To spice things up, I asked her , in the language of inverted McCarthyism which is enjoying a surprising reappearance in democratic South Africa: "Are you now, or have you ever been, a CIA spy?"

She swatted it away as nonsense, as has US Ambassador Patrick Gaspard in response to a mad, badly written blog that named Madonsela "a CIA project against South Africa".

But State Security Minister David Mahlobo did not denounce this farrago.

Instead he announced he will be "probing the claims" against Madonsela and others.

I couldn't resist asking Madonsela whether it was passing strange that the worst conspiracy to be cooked up against pesky individuals was to suggest they were hand-in-glove with the CIA, not the modern version of Russia' s KGB, the Federal Security Service, or FSB.

This brought a smile to her regal countenance.

But on the subject of "cooking things up", we owe the reappearance of this latest farce to one of our more notorious former chefs.

Kebby Maphatsoe, Deputy Minister of Defence and Military Veterans and one time chef for the MK in Uganda, was the first to allege this CIA link to Madonsela last September.

Maphatsoe humiliatingly withdrew the claim within days of making it and offered an apology.

Madonsela is obviously more forgiving than Maphatsoe's predecessor in office, Ronnie Kasrils.

Maphatsoe also accused Kasrils of "hand-picking" the rape accuser against Zuma. Not only has Kasrils sued the hapless deputy minister, but claimed that Maphatsoe deserted an MK camp, where he served as a cook.

A more high-profile figure who recently joined the ranks of conspiracy mongers is Israel's Prime Minister Benjamin Netanyahu.

Like the South African crowd who find stigma-labelling the handiest defence when cornered, Netanyahu seeks an external enemy to blame for his misfortune. In December, he called an early election he thought he couldn't lose.

But when the polls in Israel closed this week, he seemed to be in the fight of his life and was facing the loss of office.

When the campaign started to turn against him, he also found refuge in conspiracy.

According to reports, he started to talk darkly of a "huge, worldwide effort" to oust him. His Likud party somewhat narrowed down this universal conspiracy to "English-speakers".

But perhaps not all of them, since this number would include the Republican congressmen and senators who received him with such rapture during his recent address to them.

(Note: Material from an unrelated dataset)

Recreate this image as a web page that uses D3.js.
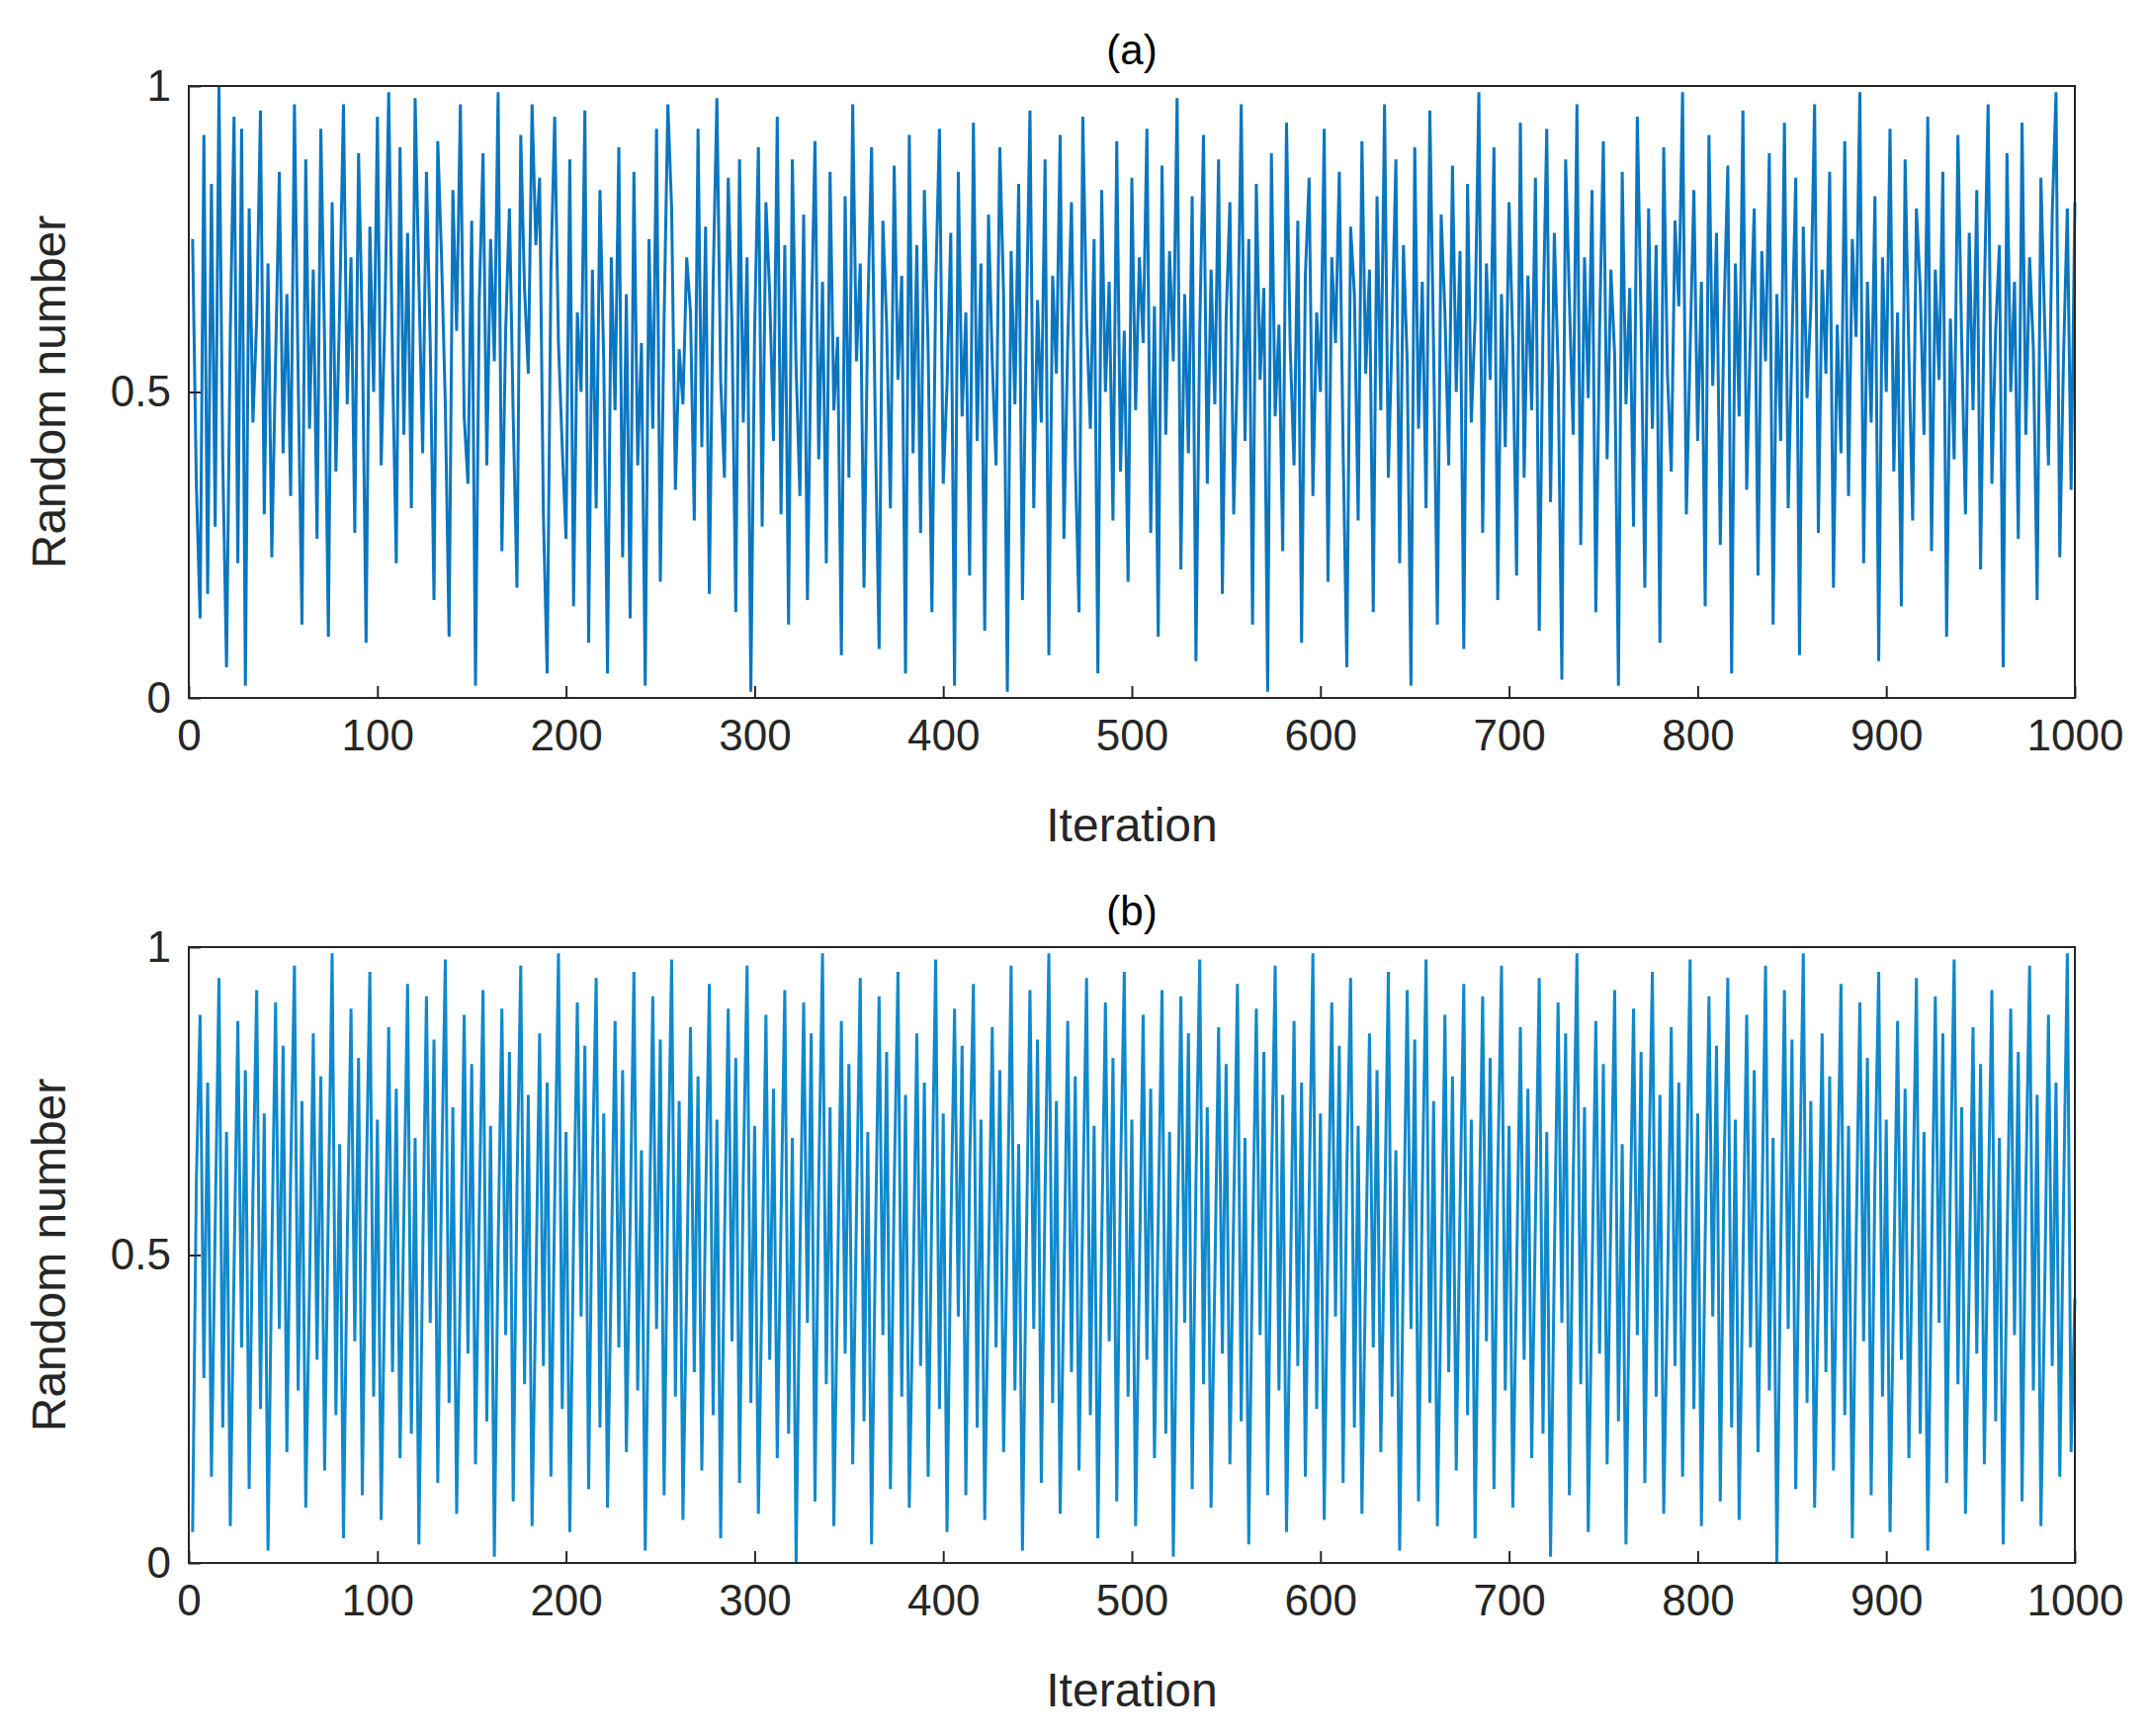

Back home, there's a big difference between Madonsela and those in the ranks of the suspended and discarded Eskom executives - or Dramat, Robert McBride and a slew of others recently dethroned by government whim.

Madonsela cannot be simply removed, suspended or redeployed. She has protection from our battered, but still intact, constitution. Hence the need for a smear campaign against her.

You can also bet your declining rand that Mahlobo and Maphatsoe enjoy travel in the front of the plane to Western capitals, are ferried in German cars, wear Italian ties, and perhaps even (and they should) consult what most of our diplomatic missions read to check out their countries of accreditation - the excellent "CIA fact book".

But then again, some hypocrites even give hypocrisy a bad name.